Before and After the State: Politics, Poetics, and People(s) in the Pacific Northwest

Before and After the State: Politics, Poetics, and People(s) in the Pacific Northwest

Allan K. McDougall, Lisa Philips, & Daniel L. Boxberger

Reviewed by Brandon Dimmel

The authors of Before and After the State: Politics, Poetics, and People(s) in the Pacific Northwest attempt to expand our understanding of the development of two nations, and a border between them, from a mostly political story to one that explores individuals’ everyday experiences. For a book that is broken into two parts – one dealing with the imposition of state structure on the Pacific Northwest, the other exploring this development through the voices of those who lived through it – and is written by three academics (one a political scientist, the others anthropologists), the book is surprisingly cohesive and tells a unique story of how two nations laid claim to the region. 
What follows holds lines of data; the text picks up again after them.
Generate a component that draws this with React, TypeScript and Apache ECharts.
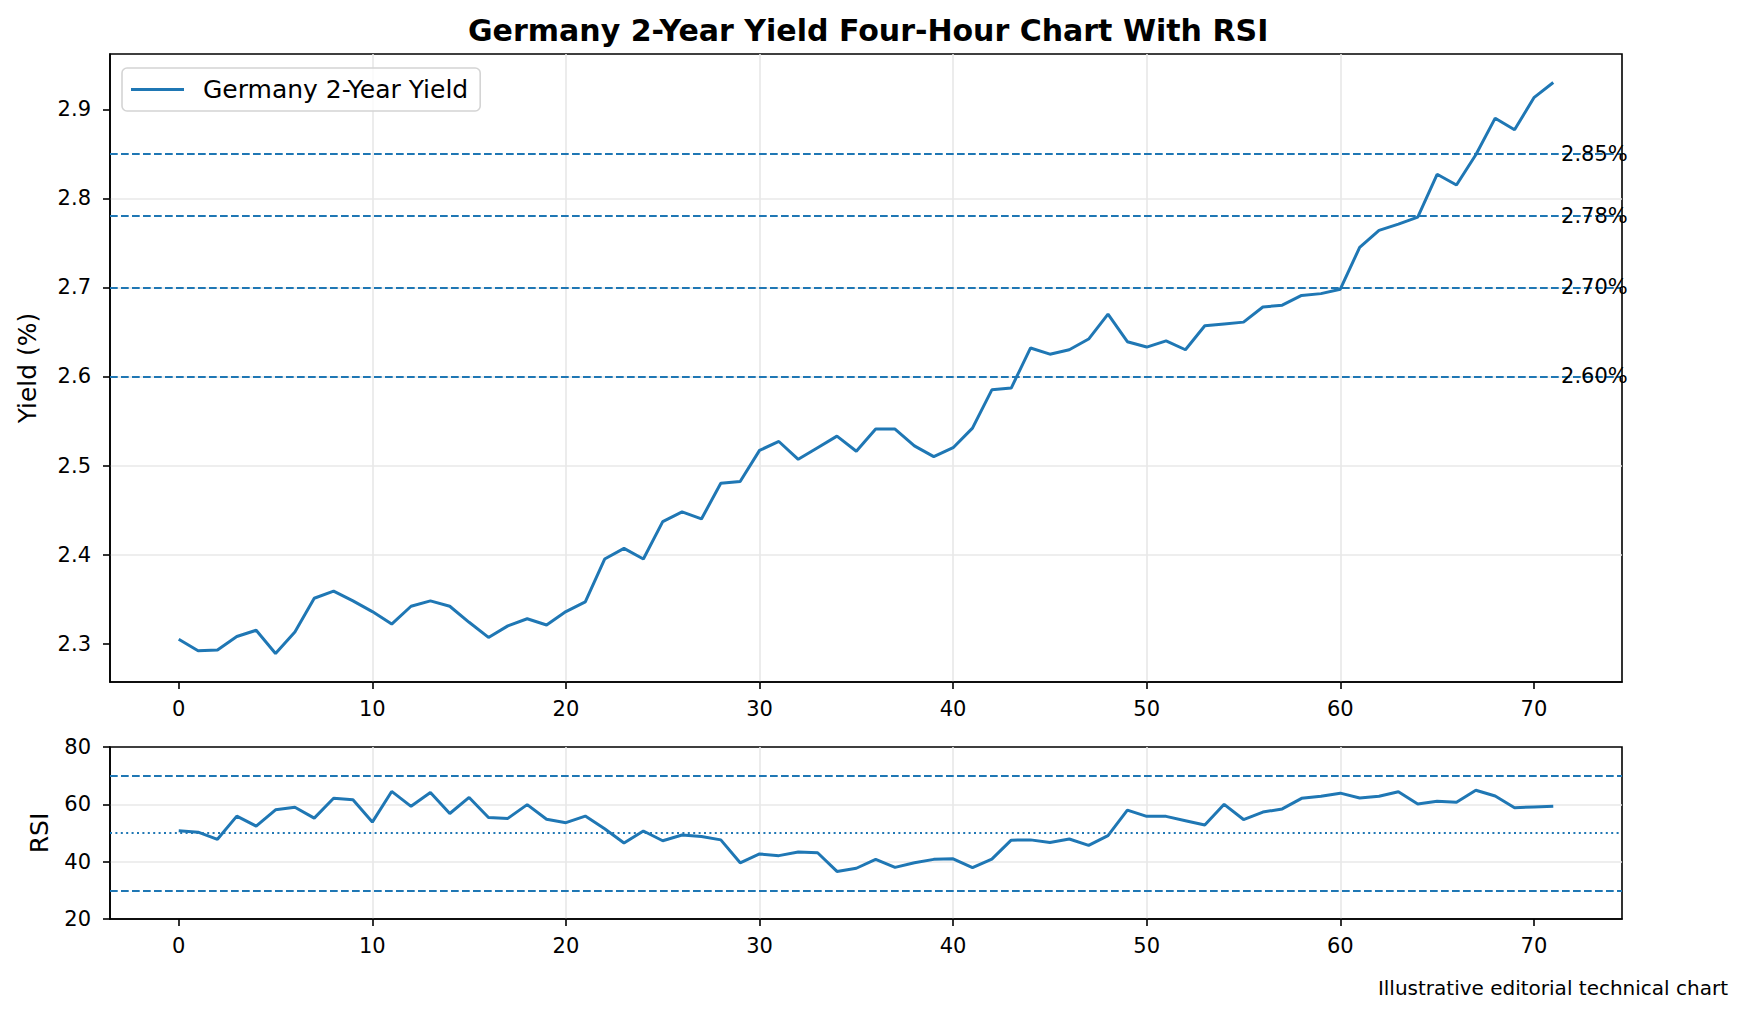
import React, { useEffect, useRef } from "react";
import * as echarts from "echarts";

const FONT = "DejaVu Sans";
const BLUE = "#1f77b4";

const TITLE = "Germany 2-Year Yield Four-Hour Chart With RSI";
const SERIES_NAME = "Germany 2-Year Yield";
const FOOTER = "Illustrative editorial technical chart";

const yields = [
  2.305, 2.292, 2.293, 2.308, 2.315, 2.289, 2.313, 2.351, 2.359, 2.348,
  2.336, 2.322, 2.342, 2.348, 2.342, 2.324, 2.307, 2.320, 2.328, 2.321,
  2.336, 2.347, 2.395, 2.407, 2.395, 2.437, 2.448, 2.440, 2.480, 2.482,
  2.517, 2.527, 2.507, 2.520, 2.533, 2.516, 2.541, 2.541, 2.522, 2.510,
  2.520, 2.542, 2.585, 2.587, 2.632, 2.625, 2.630, 2.642, 2.670, 2.639,
  2.633, 2.640, 2.630, 2.657, 2.659, 2.661, 2.678, 2.680, 2.691, 2.693,
  2.698, 2.745, 2.764, 2.771, 2.779, 2.827, 2.815, 2.849, 2.890, 2.877,
  2.913, 2.930,
];

const rsi = [
  50.8, 50.3, 47.8, 55.9, 52.4, 58.1, 59.0, 55.2, 62.1, 61.6,
  53.8, 64.5, 59.3, 64.1, 56.8, 62.4, 55.4, 55.1, 59.9, 54.8,
  53.6, 55.9, 51.5, 46.5, 50.7, 47.3, 49.3, 48.8, 47.6, 39.6,
  42.7, 42.1, 43.4, 43.1, 36.6, 37.7, 40.8, 38.0, 39.6, 40.8,
  41.0, 37.9, 40.9, 47.5, 47.6, 46.7, 47.9, 45.7, 49.1, 58.0,
  55.8, 55.8, 54.3, 52.8, 60.0, 54.7, 57.3, 58.4, 62.1, 62.8,
  63.9, 62.2, 62.8, 64.4, 60.1, 61.1, 60.7, 64.9, 62.9, 58.8,
  59.1, 59.3,
];

const levels = [2.6, 2.7, 2.78, 2.85];
const rsiBands = [70, 30];
const rsiMid = 50;

const xTicks = [0, 10, 20, 30, 40, 50, 60, 70];
const yieldTicks = [2.3, 2.4, 2.5, 2.6, 2.7, 2.8, 2.9];
const rsiTicks = [20, 40, 60, 80];

export default function App() {
  const ref = useRef<HTMLDivElement>(null);

  useEffect(() => {
    const chart = echarts.init(ref.current!, null, { renderer: "svg" });

    const n = yields.length;
    const xMin = -(n - 1) * 0.05;
    const xMax = (n - 1) * 1.05;
    const yLo = Math.min(...yields);
    const yHi = Math.max(...yields);
    const ySpan = yHi - yLo;
    const yMin = yLo - ySpan * 0.05;
    const yMax = yHi + ySpan * 0.05;
    const labelX = n - 0.6;

    const axisLine = { show: true, onZero: false, lineStyle: { color: "#000", width: 1.6 } };
    const tickStyle = { color: "#000", width: 1.6 };
    const labelStyle = { color: "#000", fontSize: 21, fontFamily: FONT };
    const nameStyle = { color: "#000", fontSize: 25, fontFamily: FONT };
    const splitLine = {
      show: true,
      showMinLine: false,
      showMaxLine: false,
      lineStyle: { color: "#e8e8e8", width: 1.6 },
    };

    const xAxisFor = (gridIndex: number) => ({
      type: "value",
      gridIndex,
      min: xMin,
      max: xMax,
      splitNumber: 8,
      axisLine,
      axisTick: { show: true, length: 7, lineStyle: tickStyle, customValues: xTicks },
      axisLabel: { ...labelStyle, margin: 16, customValues: xTicks, formatter: (v: number) => String(v) },
      splitLine,
    });

    const dash = [7.7, 3.3];

    const option = {
      animation: false,
      backgroundColor: "#fff",
      textStyle: { fontFamily: FONT },
      title: {
        text: TITLE,
        left: 468,
        top: 15,
        padding: 0,
        textStyle: { fontSize: 30, fontWeight: "bold", fontFamily: FONT, color: "#000" },
      },
      legend: {
        data: [{ name: SERIES_NAME, icon: "rect" }],
        left: 122,
        top: 68,
        padding: [9, 12, 9, 9],
        itemWidth: 53,
        itemHeight: 3,
        backgroundColor: "rgba(255,255,255,0.8)",
        borderColor: "#d4d4d4",
        borderWidth: 1.6,
        borderRadius: 5,
        textStyle: { fontSize: 25, fontFamily: FONT, color: "#000", padding: [0, 0, 0, 14] },
      },
      grid: [
        { left: 110, top: 54, width: 1512, height: 628, show: true, borderColor: "#000", borderWidth: 1.6, backgroundColor: "transparent" },
        { left: 110, top: 747, width: 1512, height: 172, show: true, borderColor: "#000", borderWidth: 1.6, backgroundColor: "transparent" },
      ],
      xAxis: [xAxisFor(0), xAxisFor(1)],
      yAxis: [
        {
          type: "value",
          gridIndex: 0,
          min: yMin,
          max: yMax,
          splitNumber: 7,
          name: "Yield (%)",
          nameLocation: "middle",
          nameGap: 70,
          nameTextStyle: nameStyle,
          axisLine,
          axisTick: { show: true, length: 7, lineStyle: tickStyle, customValues: yieldTicks },
          axisLabel: { ...labelStyle, margin: 19, customValues: yieldTicks, formatter: (v: number) => v.toFixed(1) },
          splitLine,
        },
        {
          type: "value",
          gridIndex: 1,
          min: 20,
          max: 80,
          interval: 20,
          name: "RSI",
          nameLocation: "middle",
          nameGap: 58,
          nameTextStyle: nameStyle,
          axisLine,
          axisTick: { show: true, length: 7, lineStyle: tickStyle, customValues: rsiTicks },
          axisLabel: { ...labelStyle, margin: 19, customValues: rsiTicks },
          splitLine,
        },
      ],
      series: [
        {
          type: "line",
          name: SERIES_NAME,
          xAxisIndex: 0,
          yAxisIndex: 0,
          data: yields.map((v, i) => [i, v]),
          symbol: "none",
          showSymbol: false,
          lineStyle: { color: BLUE, width: 3 },
          itemStyle: { color: BLUE },
          z: 3,
          markLine: {
            silent: true,
            symbol: ["none", "none"],
            label: { show: false },
            lineStyle: { type: dash, color: BLUE, width: 2 },
            emphasis: { disabled: true },
            data: levels.map((l) => ({ yAxis: l })),
          },
          markPoint: {
            silent: true,
            symbol: "circle",
            symbolSize: 0,
            itemStyle: { color: "transparent" },
            label: {
              show: true,
              position: "right",
              distance: 0,
              formatter: "{b}",
              color: "#000",
              fontSize: 21,
              fontFamily: FONT,
            },
            data: levels.map((l) => ({ coord: [labelX, l], name: `${l.toFixed(2)}%`, value: l })),
          },
        },
        {
          type: "line",
          name: "RSI",
          xAxisIndex: 1,
          yAxisIndex: 1,
          data: rsi.map((v, i) => [i, v]),
          symbol: "none",
          showSymbol: false,
          lineStyle: { color: BLUE, width: 3 },
          itemStyle: { color: BLUE },
          z: 3,
          markLine: {
            silent: true,
            symbol: ["none", "none"],
            label: { show: false },
            emphasis: { disabled: true },
            data: [
              ...rsiBands.map((b) => ({ yAxis: b, lineStyle: { type: dash, color: BLUE, width: 2 } })),
              { yAxis: rsiMid, lineStyle: { type: [2, 3.4], color: BLUE, width: 2 } },
            ],
          },
        },
      ],
      graphic: [
        {
          type: "text",
          right: 19,
          top: 978,
          style: { text: FOOTER, fontSize: 20, fontFamily: FONT, fill: "#000" },
        },
      ],
    };

    chart.setOption(option as any);
    return () => chart.dispose();
  }, []);

  return (
    <div
      ref={ref}
      style={{ position: "fixed", left: 0, top: 0, width: 1747, height: 1017, background: "#fff" }}
    />
  );
}
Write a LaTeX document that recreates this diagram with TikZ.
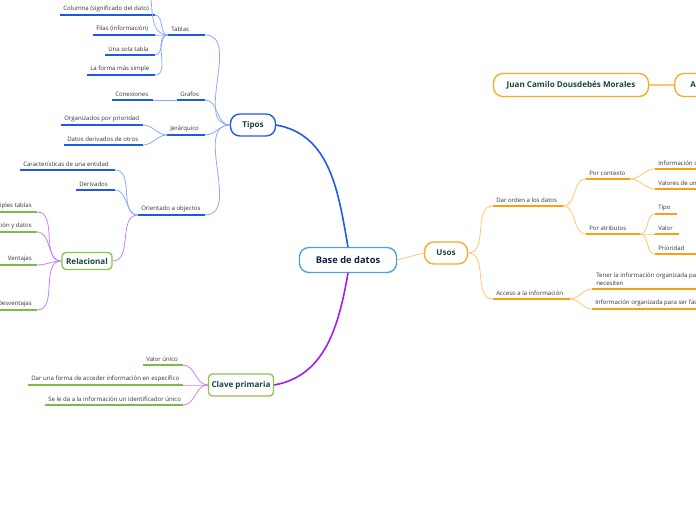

According to Allan K. McDougall, Lisa Philips, and Daniel L. Boxberger, the established stories of the Pacific Northwest largely involve two competing narratives: south of the border, it is Manifest Destiny and how the Oregon Trail brought to the region hard-working American pioneers, white Christians from the East who sliced through the wilderness like a hot knife through butter. North of the border, it is the tale of Britain's Hudson's Bay Company, which establish a social and political framework that helped lay the foundation for Confederation.

Of course, the authors of Before and After the Statefeel this leaves out many important stories, most notably those of the people who lived in the Pacific Northwest prior to the establishment of a visible state apparatus, those who helped implement it, and those who worked to cement its power in the early years of the twentieth century. And, to their credit, in the book's second part, the authors do a fine job of bringing these stories to the forefront and using them to reinforce the national narratives laid out in their work's first half. 

Most fascinating may be the stories of Ranald McDonald and Elizabeth Bacon Custer, the wife of the US Army officer who died in the Montana Territory during the Battle of Little Big Horn in 1876. Fast-forward eighteen years and we find Custer, who has established a name for herself as a journalist, interviewing McDonald, the son of a high-ranking HBC officer and the daughter of a Chinook chief. Although he led a fascinating life that took him to Japan, where few whites traveled in the nineteenth century, and back to the Pacific Northwest to help build some of British Columbia's earliest and most vital infrastructure, the mixed-blood McDonald was called a "prince of paupers" by Custer, who characterized him as little more than a crusty artifact of a bygone era. Custer's story, which is published in several American newspapers, captures the way in which educated, Christian whites from the East forced their version of civilization and the state on the Pacific Northwest, largely erasing the Indigenous and pioneer cultures that had flourished there prior. Credit Philips for capturing the book's central message in this story of two very different people; thankfully, there are other stories of this kind to enjoy here.

One wonders if it would have been possible to provide more of these accounts and less of the well-established narratives that make up the book's first half. It is also worth noting that the book threatens to lose its reader long before its intriguing second half by using the academic jargon that so often scares people away from works of this kind. Terms like "proscenium stage", "static perspective", and "social ascendancy" – used a bit too liberally in the introduction – threaten to mask its value and prevent readers from pressing on. 

Nevertheless, there is much to enjoy here, particularly for those interested in learning the deeper story behind the social and political development of the United States and Canada in the Pacific Northwest.  

Before and After the State: Politics, Poetics, and People(s) in the Pacific Northwest
Allan K. McDougall, Lisa Philips, and Daniel L. Boxberger
Vancouver: UBC Press, 2018. 332 pp. $34.95 paper.